Perjalanan dari Kota Bandung sampai ke Kecamatan Ciwidey dengan sepeda motor memakan waktu kurang lebih dua jam. Beruntung, pagi itu cuaca sangat cerah dan matahari bersinar terik. Tidak ada tanda-tanda akan turun hujan. Kami sampai di sana sekitar pukul 11.00, segera kami menuju tempat wisata pertama yaitu Ranca Upas.

Ada apa sih di Ranca Upas? Sejauh pengamatan saya sih, ada bumi perkemahan, ada penangkaran rusa, ada lapangan luas, banyak pepohonan tinggi, dan juga kebun tanaman bunga untuk berfoto. Tiket masuknya pun tidak begitu mahal, cukup Rp10.000,00 per orang. Kami berdua hanya menghabiskan waktu di tempat penangkaran rusa yang siang itu lumayan ramai oleh pengunjung, sebagian besar adalah anak-anak usia Sekolah Dasar. Rusa-rusa di penangkaran ini dibiarkan bebas di hamparan padang rumput terbuka, tentunya dengan dikelilingi pagar tinggi. Pengunjung boleh masuk tempat penangkaran dan membeli wortel ataupun kangkung untuk diberikan kepada rusa-rusa tersebut. Ada belasan rusa yang bisa diajak berinteraksi di penangkaran tersebut, dari yang masih kecil hingga rusa dewasa. Menyenangkan sebenarnya, hanya saja siang itu matahari bersinar terlalu terik. Kami terpaksa mengalah dari rusa dan lebih banyak berteduh, setelah lelah berfoto tentu saja.


Beberapa pengunjung memberi makan rusa






Pukul 13.00, kami berpindah lokasi. Tujuan wisata terakhir hari itu adalah Kawah Putih Ciwidey yang letaknya tak jauh dari Ranca Upas, sekitar 5 menit naik motor. Ah iya, jalanan di Ciwidey ini mirip sekali dengan jalan di Kabupaten Gunungkidul, menanjak naik, banyak turunan curam, belokan tajam, dan juga rawan kecelakaan, memang harus hati-hati benar bila mengendarai kendaraan sendiri. Sesampainya di Kawah Putih, kami segera memarkir sepeda motor dan membeli tiket masuk seharga Rp70.000,00 untuk dua orang sudah termasuk tiket naik angkot. Angkot? Benar. Ada dua cara untuk dapat sampai ke kawah putih, bisa menaiki mobil sendiri (dengan membayar (Rp150.000,00) atau naik angkot bernama Ontang-Anting yang memang sudah disediakan oleh pihak pengelola (cukup dengan membayar tiket di loket masuk). Dan akhirnya kami memilih naik angkot. Ya iyalah.

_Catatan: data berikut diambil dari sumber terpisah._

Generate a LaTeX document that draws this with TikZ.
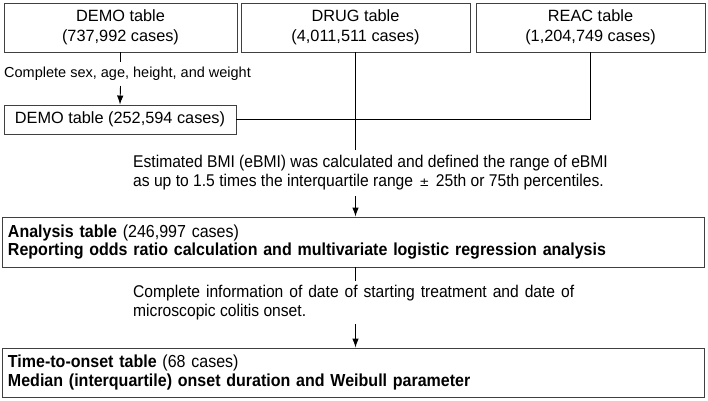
\documentclass[tikz,border=0pt]{standalone}
\usepackage{fontspec}
\setmainfont{Liberation Sans}
\newfontfamily\narrowfont[FakeStretch=0.92]{Liberation Sans}
\usetikzlibrary{positioning}
\usetikzlibrary{arrows.meta}
\tikzset{x=1pt, y=-1pt,
srcbox/.style={
draw=black!75,
line width=0.9pt,
align=center,
inner sep=0pt,
font=\fontsize{16.3}{20}\selectfont},
widebox/.style={
draw=black!75,
line width=0.9pt,
align=left,
text width=690pt,
minimum width=702pt,
minimum height=50pt,
inner xsep=6pt,
font=\narrowfont\fontsize{17.4}{18.5}\selectfont},
note/.style={
align=left,
inner sep=0pt,
font=\narrowfont\fontsize{17}{18.5}\selectfont},
flow/.style={
draw,
line width=0.9pt},
every edge/.style={
draw,
-{Latex[length=9pt,width=6.5pt]},
line width=0.9pt}}

\begin{document}
\begin{tikzpicture}
\useasboundingbox (0,0) rectangle (708,400);
% source tables
\node[srcbox, minimum width=233pt, minimum height=49pt] (demo) at (120.5,27.5) {DEMO table\\(737,992 cases)};
\node[srcbox, minimum width=229pt, minimum height=49pt] (drug) at (355.5,27.5) {DRUG table\\(4,011,511 cases)};
\node[srcbox, minimum width=229pt, minimum height=49pt] (reac) at (590.5,27.5) {REAC table\\(1,204,749 cases)};
\node[srcbox, minimum width=232pt, minimum height=29pt] (demo2) at (120,119.5) {DEMO table (252,594 cases)};
\node[note, font=\fontsize{14.5}{18}\selectfont, anchor=west] (cond1) at (4,74) {Complete sex, age, height, and weight};
% merged tables
\node[note, anchor=north west] (bmi) at (133,155) {Estimated BMI (eBMI) was calculated and defined the range of eBMI\\as up to 1.5 times the interquartile range {\fontspec{DejaVu Sans}\fontsize{12}{18}\selectfont\,±\,} 25th or 75th percentiles.};
\node[widebox] (analysis) at (353,242) {\textbf{Analysis table} (246,997 cases)\\\textbf{Reporting odds ratio calculation and multivariate logistic regression analysis}};
\node[note, anchor=north west, text width=441pt, align=justify] (cond2) at (133,285) {\hyphenpenalty=10000 Complete information of date of starting treatment and date of microscopic colitis onset.};
\node[widebox, minimum height=49pt] (onset) at (353,372.5) {\textbf{Time-to-onset table} (68 cases)\\\textbf{Median (interquartile) onset duration and Weibull parameter}};
\coordinate (drugend) at (drug.south |- 0,150);
\coordinate (bmitop) at (drug.south |- 0,196);
\coordinate (anatop) at (drug.south |- analysis.north);
\coordinate (onsetend) at (drug.south |- 0,281);
\coordinate (onsetstart) at (drug.south |- 0,324);
\coordinate (onsettop) at (drug.south |- onset.north);
% connectors
\draw[flow] (demo.south) -- (demo.south |- 0,62);
\draw (demo.south |- 0,86) edge (demo2.north);
\draw[flow] (demo2.east) -| (reac.south);
\draw[flow] (drug.south) -- (drugend);
\draw (bmitop) edge (anatop);
\draw[flow] (analysis.south -| drug.south) -- (onsetend);
\draw (onsetstart) edge (onsettop);
\end{tikzpicture}
\end{document}
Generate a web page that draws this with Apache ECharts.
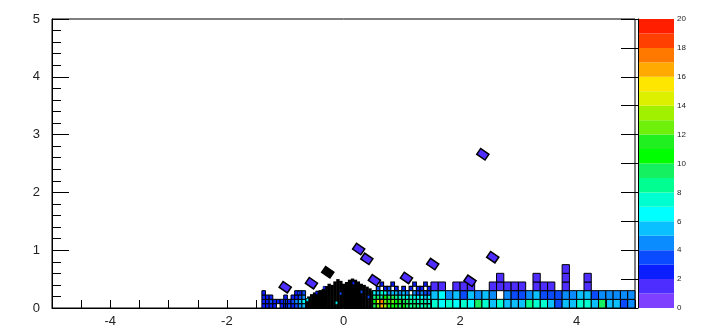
<!DOCTYPE html>
<html><head><meta charset="utf-8">
<script src="https://cdn.jsdelivr.net/npm/echarts@6/dist/echarts.min.js"></script>
<style>html,body{margin:0;padding:0;background:#fff}#c{width:714px;height:329px}</style>
</head><body><div id="c"></div>
<script>
// ---- data ----
const xLabels = [-4, -2, 0, 2, 4];
const yLabels = [0, 1, 2, 3, 4, 5];
const colorbarLabels = [0, 2, 4, 6, 8, 10, 12, 14, 16, 18, 20];
const colorbarLevels = [0,1,2,3,4,5,6,7,8,9,10,11,12,13,14,15,16,17,18,19];
const palette = ['#7f3fff','#4d2dff','#0a1eff','#0a4bff','#0a8cff','#0ac0ff','#00ffff','#00ffd0','#00ff90','#14f060',
                 '#00ff00','#20f020','#6ef00a','#a0f000','#dcf000','#ffe600','#ffaa00','#ff7800','#ff4000','#ff1e00'];

// far bins: x from 1.5, width 0.125; rows of height 0.15
const farRow0 = [7,6,7,6,7,6,9,7,5,7,5,5,5,8,7,7,5,3,5,5,7,7,5,9,5,5,3,4];
const farRow1 = [5,6,4,5,3,5,4,5,4.5,0,4.5,3,3,4.5,5,3,3,3,4,4.5,5,5,3,4.5,4.5,4.5,4,4.5];
const farRow2 = [1.5,1.5,0,1.5,1.5,1.5,0,0,1.5,1.5,1.5,1.5,1.5,0,1.5,1.5,1.5,0,1.5,0,0,1.5,0,0,0,0,0,0];
const farRow3 = [0,0,0,0,0,0,0,0,0,1.5,0,0,0,0,1.5,0,0,0,1.5,0,0,1.5,0,0,0,0,0,0];
const farRow4 = [0,0,0,0,0,0,0,0,0,0,0,0,0,0,0,0,0,0,1.5,0,0,0,0,0,0,0,0,0];

// near bins: x from 0.5, width 0.0625; rows of height 0.075
const nearRow0 = [9,12,16,13,11,10,10,9,10,9,8,9,8,7,8,7];
const nearRow1 = [10,14,17,12,11,12,10,11,9,9,8,8,7,8,7,7];
const nearRow2 = [8,9,11,10,9,9,8,7,7,6,7,6,6,6,5,6];
const nearRow3 = [6,5,7,6,4,5,5,4,5,4,0,4,3,4,3,3];
const nearRow4 = [0,3,0,2,3,0,2,0,2,0,2,0,2,2,0,2];
const nearRow5 = [0,0,2,0,0,2,0,0,0,0,0,2,0,0,2,0];

// left bins: x from -1.4, width 0.0625; rows of height 0.075
const leftRow0 = [2,2,2,2,0,2,2,3,2,3,4,5];
const leftRow1 = [2,2,3,2,2,2,3,2,3,4,5,6];
const leftRow2 = [2,2,2,0,0,0,2,0,2,2,3,4];
const leftRow3 = [2,0,0,0,0,0,0,0,0,2,2,3];

// dense central region (drawn black), x from -0.75 step 0.05: top of region
const blobTop = [0.10,0.14,0.17,0.20,0.24,0.27,0.30,0.31,0.33,0.38,0.42,0.40,0.46,0.50,0.47,0.42,0.45,0.49,0.51,0.49,0.46,0.42,0.40,0.37,0.34,0.30,0.26,0.22,0.18,0.14];
// coloured specks inside the dense region
const speckX = [-0.77,-0.46,-0.33,0.17,0.31,0.43,-0.12,0.65,-0.62,-0.05];
const speckY = [0.26,0.26,0.35,0.43,0.28,0.19,0.09,0.19,0.14,0.25];
const speckV = [3,2,2,2,3,3,6,7,6,3];

// isolated bins
const isoX = [2.39,0.26,0.40,1.53,2.56,1.08,2.17,-1.0,-0.55,0.53];
const isoY = [2.66,1.02,0.85,0.76,0.88,0.52,0.47,0.36,0.43,0.48];
const isoV = [1.5,1.5,1.5,1.5,1.5,1.5,1.5,1.5,1.5,1.5];
const isoBlackX = [-0.27];
const isoBlackY = [0.62];

// ---- build ----
function gridCells(rows, x0, dx, dy) {
  const out = [];
  rows.forEach((row, r) => row.forEach((v, c) => {
    if (v > 0) out.push([x0 + (c + 0.5) * dx, (r + 0.5) * dy, v]);
  }));
  return out;
}
const farData = gridCells([farRow0, farRow1, farRow2, farRow3, farRow4], 1.5, 0.125, 0.15);
const nearData = gridCells([nearRow0, nearRow1, nearRow2, nearRow3, nearRow4, nearRow5], 0.5, 0.0625, 0.075);
const leftData = gridCells([leftRow0, leftRow1, leftRow2, leftRow3], -1.4, 0.0625, 0.075);
const blobData = blobTop.map((t, i) => [-0.75 + i * 0.05, t]);
const speckData = speckX.map((x, i) => [x, speckY[i], speckV[i]]);
const isoData = isoX.map((x, i) => [x, isoY[i], isoV[i]]);
const isoBlackData = isoBlackX.map((x, i) => [x, isoBlackY[i], 0]);
const cbData = colorbarLevels.map(l => [0, l, l + 0.5]);

function cellRenderer(w, h, lw) {
  return function (params, api) {
    const x = api.value(0), y = api.value(1);
    const p = api.coord([x - w / 2, y + h / 2]);
    const s = api.size([w, h]);
    return {type: 'rect', shape: {x: p[0], y: p[1], width: s[0], height: s[1]},
      style: {fill: api.visual('color'), stroke: '#000', lineWidth: lw}};
  };
}
function blobRenderer(params, api) {
  const x = api.value(0), t = api.value(1);
  const p = api.coord([x - 0.025, t]);
  const s = api.size([0.05, t]);
  return {type: 'rect', shape: {x: p[0], y: p[1], width: s[0] + 0.5, height: s[1]}, style: {fill: '#000'}};
}
function isoRenderer(fillBlack) {
  return function (params, api) {
    const c = api.coord([api.value(0), api.value(1)]);
    return {type: 'rect', x: c[0], y: c[1], rotation: -0.6,
      shape: {x: -5, y: -3.5, width: 10, height: 7},
      style: {fill: fillBlack ? '#000' : api.visual('color'), stroke: '#000', lineWidth: 1.5}};
  };
}
function cbRenderer(params, api) {
  const l = api.value(1);
  const p0 = api.coord([0, l + 1]);
  const p1 = api.coord([1, l]);
  return {type: 'rect', shape: {x: p0[0], y: p0[1], width: p1[0] - p0[0], height: p1[1] - p0[1]},
    style: {fill: api.visual('color')}};
}

const font = {fontFamily: 'Liberation Sans, Arial, sans-serif', color: '#222'};
const chart = echarts.init(document.getElementById('c'), null, {renderer: 'canvas'});
chart.setOption({
  animation: false,
  backgroundColor: '#fff',
  grid: [
    {left: 52, top: 19, width: 583, height: 289, show: true, borderColor: '#000', borderWidth: 1, backgroundColor: 'transparent'},
    {left: 638, top: 19, width: 36, height: 289}
  ],
  visualMap: {
    type: 'piecewise', show: false, dimension: 2, seriesIndex: [0, 2, 3, 4, 5, 6],
    pieces: colorbarLevels.map(l => ({gte: l, lt: l + 1, color: palette[l]}))
  },
  xAxis: [
    {type: 'value', gridIndex: 0, min: -5, max: 5, interval: 0.5, z: 10,
      axisLine: {onZero: false, lineStyle: {color: '#000', width: 1}},
      axisTick: {inside: true, length: 8, lineStyle: {color: '#000'}},
      splitLine: {show: false},
      axisLabel: Object.assign({fontSize: 13, margin: 7,
        formatter: v => (xLabels.indexOf(v) >= 0 ? String(v) : '')}, font)},
    {type: 'value', gridIndex: 1, min: 0, max: 1, show: false}
  ],
  yAxis: [
    {type: 'value', gridIndex: 0, min: 0, max: 5, interval: 1, z: 10,
      axisLine: {show: true, onZero: false, lineStyle: {color: '#000', width: 1}},
      axisTick: {show: true, inside: true, length: 17, lineStyle: {color: '#000'}},
      minorTick: {show: true, splitNumber: 5, length: 9, lineStyle: {color: '#000'}},
      splitLine: {show: false},
      axisLabel: Object.assign({fontSize: 13, margin: 12,
        formatter: v => (yLabels.indexOf(v) >= 0 ? String(v) : '')}, font)},
    {type: 'value', gridIndex: 1, min: 0, max: 20, interval: 2, position: 'right', z: 10,
      axisLine: {show: true, lineStyle: {color: '#000', width: 1}},
      axisTick: {show: true, inside: true, length: 17, lineStyle: {color: '#000'}},
      splitLine: {show: false},
      axisLabel: Object.assign({fontSize: 8, margin: 3,
        formatter: v => (colorbarLabels.indexOf(v) >= 0 ? String(v) : '')}, font)}
  ],
  series: [
    {type: 'custom', xAxisIndex: 1, yAxisIndex: 1, renderItem: cbRenderer, data: cbData, encode: {x: 0, y: 1}, z: 1},
    {type: 'custom', renderItem: blobRenderer, data: blobData, encode: {x: 0, y: 1}, z: 2},
    {type: 'custom', renderItem: cellRenderer(0.0625, 0.075, 1), data: leftData, encode: {x: 0, y: 1}, z: 3},
    {type: 'custom', renderItem: cellRenderer(0.0625, 0.075, 1.1), data: nearData, encode: {x: 0, y: 1}, z: 3},
    {type: 'custom', renderItem: cellRenderer(0.125, 0.15, 1), data: farData, encode: {x: 0, y: 1}, z: 3},
    {type: 'custom', renderItem: cellRenderer(0.04, 0.05, 0.5), data: speckData, encode: {x: 0, y: 1}, z: 4},
    {type: 'custom', renderItem: isoRenderer(false), data: isoData, encode: {x: 0, y: 1}, z: 5},
    {type: 'custom', renderItem: isoRenderer(true), data: isoBlackData, encode: {x: 0, y: 1}, z: 5}
  ]
});
</script>
</body></html>
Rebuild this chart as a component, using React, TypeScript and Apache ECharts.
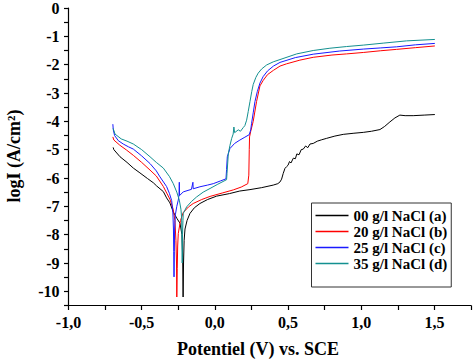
import React, { useEffect, useRef } from "react";
import * as echarts from "echarts";

const seriesNames = ["00 g/l NaCl (a)", "20 g/l NaCl (b)", "25 g/l NaCl (c)", "35 g/l NaCl (d)"];

const curveA: [number, number][] = [
  [-0.695, -4.92], [-0.69, -5.0], [-0.648, -5.25], [-0.6, -5.45], [-0.557, -5.65], [-0.512, -5.82],
  [-0.46, -6.02], [-0.42, -6.17], [-0.398, -6.28], [-0.352, -6.48], [-0.33, -6.7], [-0.307, -6.88],
  [-0.284, -7.2], [-0.26, -7.42], [-0.238, -7.6], [-0.225, -8.0], [-0.22, -8.8], [-0.217, -10.2],
  [-0.214, -9.0], [-0.21, -8.2], [-0.204, -7.8], [-0.19, -7.5], [-0.17, -7.25], [-0.14, -7.05],
  [-0.102, -6.9], [-0.05, -6.76], [0.012, -6.64], [0.1, -6.55], [0.17, -6.46], [0.24, -6.41],
  [0.32, -6.34], [0.399, -6.25], [0.43, -6.2], [0.445, -6.14], [0.456, -6.04], [0.467, -5.84],
  [0.479, -5.66], [0.49, -5.6], [0.5, -5.55], [0.51, -5.42], [0.52, -5.47], [0.536, -5.3],
  [0.55, -5.32], [0.56, -5.15], [0.575, -5.18], [0.59, -5.0], [0.604, -4.98], [0.62, -4.87],
  [0.635, -4.93], [0.65, -4.8], [0.672, -4.78], [0.7, -4.7], [0.73, -4.65], [0.764, -4.6],
  [0.82, -4.52], [0.877, -4.46], [0.95, -4.42], [1.014, -4.39], [1.07, -4.35], [1.128, -4.29],
  [1.16, -4.18], [1.196, -4.02], [1.23, -3.88], [1.264, -3.78], [1.3, -3.8], [1.355, -3.8],
  [1.43, -3.78], [1.503, -3.76],
];

const curveB: [number, number][] = [
  [-0.697, -4.55], [-0.69, -4.66], [-0.65, -4.84], [-0.602, -5.02], [-0.557, -5.2], [-0.5, -5.45],
  [-0.443, -5.72], [-0.4, -5.93], [-0.352, -6.3], [-0.307, -6.75], [-0.285, -7.1], [-0.273, -7.5],
  [-0.266, -8.2], [-0.262, -9.0], [-0.26, -10.2], [-0.257, -9.2], [-0.254, -8.4], [-0.25, -7.96],
  [-0.235, -7.5], [-0.216, -7.22], [-0.18, -7.02], [-0.148, -6.9], [-0.09, -6.76], [-0.033, -6.65],
  [0.05, -6.53], [0.126, -6.42], [0.18, -6.32], [0.206, -6.25], [0.225, -6.2], [0.232, -5.9],
  [0.235, -5.0], [0.237, -4.55], [0.245, -4.35], [0.262, -4.0], [0.285, -3.3], [0.308, -2.75],
  [0.331, -2.55], [0.36, -2.35], [0.4, -2.2], [0.445, -2.05], [0.49, -1.97], [0.581, -1.84],
  [0.672, -1.74], [0.8, -1.66], [0.9, -1.62], [1.014, -1.57], [1.13, -1.51], [1.242, -1.46],
  [1.37, -1.4], [1.503, -1.34],
];

const curveC: [number, number][] = [
  [-0.697, -4.1], [-0.694, -4.3], [-0.685, -4.5], [-0.66, -4.68], [-0.626, -4.8], [-0.59, -4.9],
  [-0.557, -4.98], [-0.5, -5.22], [-0.443, -5.49], [-0.4, -5.75], [-0.375, -5.96], [-0.33, -6.3],
  [-0.31, -6.55], [-0.295, -6.8], [-0.287, -7.2], [-0.283, -7.8], [-0.281, -8.6], [-0.279, -9.49],
  [-0.277, -8.6], [-0.275, -7.8], [-0.27, -7.3], [-0.26, -7.0], [-0.25, -6.78], [-0.245, -6.6],
  [-0.243, -6.15], [-0.241, -6.62], [-0.216, -6.49], [-0.16, -6.4], [-0.15, -6.15], [-0.148, -6.38],
  [-0.102, -6.31], [-0.05, -6.25], [-0.011, -6.2], [0.04, -6.1], [0.076, -6.03], [0.08, -5.7],
  [0.085, -5.25], [0.103, -4.96], [0.135, -4.78], [0.171, -4.66], [0.205, -4.56], [0.235, -4.47],
  [0.245, -4.3], [0.251, -4.07], [0.262, -3.7], [0.274, -3.3], [0.29, -2.95], [0.308, -2.65],
  [0.33, -2.42], [0.36, -2.22], [0.4, -2.05], [0.445, -1.92], [0.55, -1.75], [0.672, -1.63],
  [0.85, -1.52], [1.014, -1.45], [1.13, -1.41], [1.242, -1.37], [1.37, -1.3], [1.503, -1.25],
];

const curveD: [number, number][] = [
  [-0.695, -4.25], [-0.682, -4.45], [-0.64, -4.62], [-0.6, -4.7], [-0.557, -4.8], [-0.5, -5.0],
  [-0.443, -5.25], [-0.4, -5.45], [-0.352, -5.65], [-0.31, -5.95], [-0.284, -6.2], [-0.26, -6.5],
  [-0.243, -6.78], [-0.232, -7.1], [-0.227, -7.4], [-0.225, -8.0], [-0.223, -9.0], [-0.221, -8.0],
  [-0.218, -7.5], [-0.216, -7.25], [-0.193, -7.02], [-0.16, -6.83], [-0.125, -6.67], [-0.08, -6.5],
  [-0.033, -6.37], [0.02, -6.22], [0.08, -6.06], [0.083, -5.84], [0.092, -5.14], [0.103, -4.85],
  [0.115, -4.6], [0.125, -4.45], [0.13, -4.2], [0.135, -4.4], [0.16, -4.3], [0.175, -4.35],
  [0.194, -4.22], [0.205, -4.15], [0.217, -3.96], [0.228, -3.65], [0.24, -3.3], [0.252, -2.95],
  [0.262, -2.7], [0.28, -2.45], [0.296, -2.3], [0.32, -2.15], [0.354, -2.01], [0.399, -1.9],
  [0.445, -1.82], [0.559, -1.62], [0.672, -1.5], [0.786, -1.42], [0.9, -1.36], [1.014, -1.31],
  [1.15, -1.24], [1.31, -1.16], [1.503, -1.11],
];

const curves = [curveA, curveB, curveC, curveD];
const colors = ["#000000", "#ff0000", "#1a1aff", "#139090"];

const xTitle = "Potentiel (V) vs. SCE";
const yTitle = "logI (A/cm²)";

const FONT = "Liberation Serif";

const tickRich = {
  t: { fontFamily: FONT, fontWeight: "bold", fontSize: 16, color: "#000" },
};

export default function App() {
  const ref = useRef<HTMLDivElement>(null);
  useEffect(() => {
    if (!ref.current) return;
    const chart = echarts.init(ref.current, undefined, { renderer: "svg" });
    chart.setOption({
      animation: false,
      backgroundColor: "#ffffff",
      textStyle: { fontFamily: FONT },
      grid: { left: 68.5, right: 2.5, top: 8, bottom: 56.5, containLabel: false },
      xAxis: {
        type: "value",
        min: -1.0,
        max: 1.75,
        interval: 0.25,
        splitLine: { show: false },
        axisLine: { onZero: false, lineStyle: { color: "#000", width: 1.2 } },
        axisTick: { show: true, inside: false, length: 4.5, lineStyle: { color: "#000", width: 1.2 } },
        axisLabel: {
          margin: 9,
          color: "#000",
          fontFamily: FONT,
          fontWeight: "bold",
          fontSize: 16,
          showMaxLabel: true,
          showMinLabel: true,
          rich: tickRich,
          formatter: (v: number) => {
            const d = v * 2;
            if (Math.abs(d - Math.round(d)) > 1e-6) return "";
            return "{t|" + v.toFixed(1).replace(".", ",") + "}";
          },
        },
      },
      yAxis: {
        type: "value",
        min: -10.5,
        max: 0,
        interval: 0.5,
        splitLine: { show: false },
        axisLine: { onZero: false, lineStyle: { color: "#000", width: 1.2 } },
        axisTick: { show: true, inside: false, length: 4.5, lineStyle: { color: "#000", width: 1.2 } },
        axisLabel: {
          margin: 9,
          color: "#000",
          fontFamily: FONT,
          fontWeight: "bold",
          fontSize: 16,
          showMaxLabel: true,
          showMinLabel: true,
          rich: tickRich,
          formatter: (v: number) => {
            if (Math.abs(v - Math.round(v)) > 1e-6) return "";
            return "{t|" + String(Math.round(v)) + "}";
          },
        },
      },
      legend: {
        show: true,
        orient: "vertical",
        left: 311.5,
        top: 203,
        backgroundColor: "#fff",
        borderColor: "#333",
        borderWidth: 1,
        padding: [5, 4, 16, 4],
        itemWidth: 33,
        itemHeight: 1.3,
        itemGap: 1,
        icon: "rect",
        textStyle: { fontFamily: FONT, fontWeight: "bold", fontSize: 15, color: "#000", lineHeight: 15 },
        data: seriesNames,
      },
      graphic: [
        {
          type: "text",
          x: 258,
          y: 349,
          style: {
            text: xTitle,
            fontFamily: FONT,
            fontWeight: "bold",
            fontSize: 18,
            fill: "#000",
            textAlign: "center",
            textVerticalAlign: "middle",
          },
        },
        {
          type: "text",
          x: 14,
          y: 156,
          rotation: Math.PI / 2,
          style: {
            text: yTitle,
            fontFamily: FONT,
            fontWeight: "bold",
            fontSize: 18,
            fill: "#000",
            textAlign: "center",
            textVerticalAlign: "middle",
          },
        },
      ],
      series: curves.map((c, i) => ({
        name: seriesNames[i],
        type: "line",
        data: c,
        symbol: "none",
        showSymbol: false,
        lineStyle: { color: colors[i], width: 1 },
        itemStyle: { color: colors[i] },
        z: 2 + i,
      })),
    });
    return () => chart.dispose();
  }, []);
  return (
    <div
      ref={ref}
      style={{ position: "fixed", left: 0, top: 0, width: 474, height: 362, background: "#fff" }}
    />
  );
}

Perjalanan menuju kawah kurang lebih memakan waktu 15 menit. Pengemudi angkot Ontang-Anting yang saya naiki sepertinya sedang terlalu bahagia. Sepanjang jalan (yang terjal, penuh belokan, dan banyak tanjakan tajam), kami serasa naik roller coaster. Mohon interpretasikan sendiri.

Kawah Putih Ciwidey ukurannya jauh lebih besar dari Kawah Sikidang di Dieng yang pernah saya kunjungi dahulu. Bau belerangnya juga tidak sekuat Sikidang, karena tempatnya sangat luas sehingga aroma kurang enaknya jadi agak tersamarkan. Pemandangannya juga jauh lebih indah dengan hamparan tanah lapang luas yang tertutup endapan belerang putih dan mineral lainnya. Tidak mau berlama-lama di kawah (karena tidak tahan baunya juga sih), kami akhirnya memutuskan untuk segera pulang. Waktu menunjukkan pukul 15.00, sedangkan kereta menuju Jogja akan berangkat setelah Magrib.






Segera saja kami tancap gas menuju stasiun. Mengejar waktu, menerobos hujan yang tiba-tiba turun dengan derasnya, hari yang sungguh luar biasa. Hingga akhirnya kami harus berpisah di Stasiun Bandung. Saya naik kereta pulang menuju Jogja, sedangkan Sigit kembali ke Jakarta. Liburan yang amat berkesan. Melelahkan, namun sangat menyenangkan. Bandung memanglah kota besar yang sangat ramah wisatawan, yang bahkan sudut terkecil di jalannya pun menyimpan banyak cerita. Terima kasih sudah membaca cerita perjalanan saya kali ini, jika ada pertanyaan bisa ditanyakan di kolom komentar atau melalui email. Semoga sehat selalu! Bon Voyage!